Di antara pilar-pilar keislaman, shalat berdiri tegak sebagai tiang agama. Lima kali sehari, kita diperintahkan untuk menghadap Sang Pencipta, melepaskan segala urusan dunia, dan menyucikan hati. Shalat bukan hanya gerakan raga, melainkan dialog spiritual yang mendalam. Dalam rukuk dan sujud, kita merendahkan diri di hadapan kebesaran-Nya. Dalam setiap takbir, kita mengikrarkan keesaan-Nya. Shalat adalah momen untuk recharge energi spiritual, pengingat untuk selalu berada di jalan yang lurus, dan benteng pertahanan dari segala godaan dan kemaksiatan. Ketaatan dalam menjalankan shalat adalah bukti cinta kita kepada Allah SWT, dan sarana untuk meraih ketenangan jiwa.

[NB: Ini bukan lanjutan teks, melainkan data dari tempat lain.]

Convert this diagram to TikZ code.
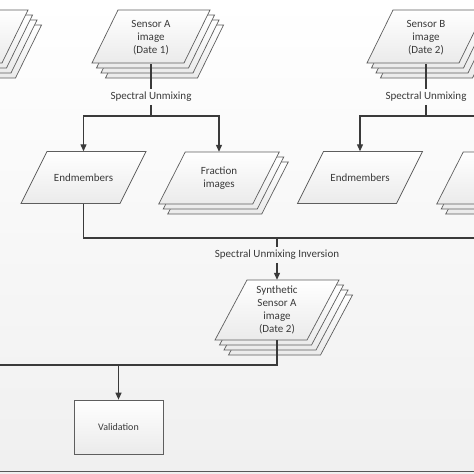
\documentclass[tikz,border=0pt]{standalone}
\usepackage{fontspec}
\setmainfont{Carlito}
\usetikzlibrary{arrows.meta,calc}
\definecolor{ink}{HTML}{3A3A3A}
\definecolor{edgegray}{HTML}{5E5E5E}
\tikzset{
  plate/.style={top color=white, bottom color=black!8, draw=edgegray, line width=0.7pt},
  lbl/.style={text=ink, font=\fontsize{11}{13}\selectfont, align=center, inner sep=0pt},
  tag/.style={lbl, inner sep=3pt},
  conn/.style={draw=ink, line width=1.2pt},
  arr/.style={conn, -{Triangle[length=7pt,width=6pt]}},
  procbox/.style={top color=white, bottom color=black!8, draw=edgegray, line width=0.7pt,
    text=ink, font=\fontsize{10}{12}\selectfont, inner sep=0pt},
}
\newcommand{\plate}[5]{%
  \shadedraw[plate] (#1-#3/2+#5/2, #2-#4/2) -- (#1+#3/2+#5/2, #2-#4/2)
    -- (#1+#3/2-#5/2, #2+#4/2) -- (#1-#3/2-#5/2, #2+#4/2) -- cycle;
}
\newcommand{\platestack}[6]{%
  \foreach \k in {#6,...,1} {\plate{#1+\k*4.5}{#2+\k*5}{#3}{#4}{#5}}
  \plate{#1}{#2}{#3}{#4}{#5}
}
\begin{document}
\begin{tikzpicture}[x=1pt,y=-1pt]
\useasboundingbox (0,0) rectangle (474,474);
\clip (0,0) rectangle (474,474);
\shade[top color=white, bottom color=black!6] (0,0) rectangle (474,474);

% shapes
\platestack{-31}{36.5}{92}{53}{26}{3}
\platestack{151}{36.5}{92}{53}{26}{3}
\platestack{426}{36.5}{92}{53}{26}{3}
\plate{83.5}{177.5}{99}{52}{26}
\platestack{219}{178}{94}{52}{26.5}{2}
\plate{360}{177.5}{99}{52}{26}
\platestack{497}{178}{94}{52}{26.5}{2}
\platestack{277}{310}{92}{60}{32}{3}

% named nodes
\node[lbl, minimum height=53] (lS) at (-31,36.5) {};
\node[lbl, minimum height=53] (sA) at (151,37.5) {Sensor A\\image\\(Date 1)};
\node[lbl, minimum height=53] (sB) at (426,37.5) {Sensor B\\image\\(Date 2)};
\node[lbl, minimum height=52] (eA) at (83.5,177.5) {Endmembers};
\node[lbl, minimum height=52] (fA) at (219,178) {Fraction\\images};
\node[lbl, minimum height=52] (eB) at (360,177.5) {Endmembers};
\node[lbl, minimum height=52] (fB) at (497,178) {};
\node[lbl, minimum height=60] (syn) at (277,310) {Synthetic\\Sensor A\\image\\(Date 2)};
\node[procbox, minimum width=89, minimum height=54] (val) at (118.5,427) {Validation};

\node[tag] (suA) at (151,97) {Spectral Unmixing};
\node[tag] (suB) at (426,97) {Spectral Unmixing};
\node[tag] (suI) at (277,255) {Spectral Unmixing Inversion};

\coordinate (jA) at (151,116);
\coordinate (jB) at (426,116);
\coordinate (jC) at (277,238);
\coordinate (jD) at (118.5,365);

% connectors
\draw[conn] (sA.south) -- (suA.north);
\draw[conn] (suA.south) -- (jA);
\draw[arr] (jA) -| (eA.north);
\draw[arr] (jA) -| (fA.north);

\draw[conn] (sB.south) -- (suB.north);
\draw[conn] (suB.south) -- (jB);
\draw[arr] (jB) -| (eB.north);
\draw[arr] (jB) -| (fB.north);

\draw[conn] (eA.south) |- (jC);
\draw[conn] (fB.south) |- (jC);
\draw[conn] (jC) -- (suI.north);
\draw[arr] (suI.south) -- (syn.north);

\draw[conn] (syn.south) |- (jD);
\draw[conn] (lS.south) |- (jD);
\draw[arr] (jD) -- (val.north);

% frame line
\draw[draw=ink!85, line width=0.8pt] (0,471) -- (474,471);
\end{tikzpicture}
\end{document}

Lima waktu, panggilan suci,
menghadap Ka'bah, jiwa berseri.
Rukuk, sujud, penuh bakti,
sholat tegak, benteng diri.
Zakat, infaq, sedekah diberi,
kepada fakir, janda, dan pengemis sunyi.
Kebaikan menebar, tanpa henti,
pahala berlipat, ridha Ilahi.
Di tengah hiruk pikuk dunia modern, di mana godaan dan kesibukan semakin melimpah, tugas kita sebagai umat Islam adalah untuk terus menyemai kebaikan. Menjadi pribadi yang memiliki akhlak mulia, berpegang teguh pada ajaran Al-Qur'an dan Sunnah Rasulullah SAW. Menjadi agen perubahan yang membawa rahmat bagi alam semesta. Mengingat bahwa hidup di dunia ini hanyalah sementara, dan kehidupan akhiratlah yang abadi. Dengan terus belajar, beribadah, dan berbuat baik, kita berharap dapat meraih husnul khatimah, kematian yang baik, dan berkumpul bersama orang-orang saleh di surga-Nya kelak. Marilah kita renungi makna Islam dalam hati, menjadikannya cahaya yang membimbing setiap langkah, dan membawa kedamaian abadi.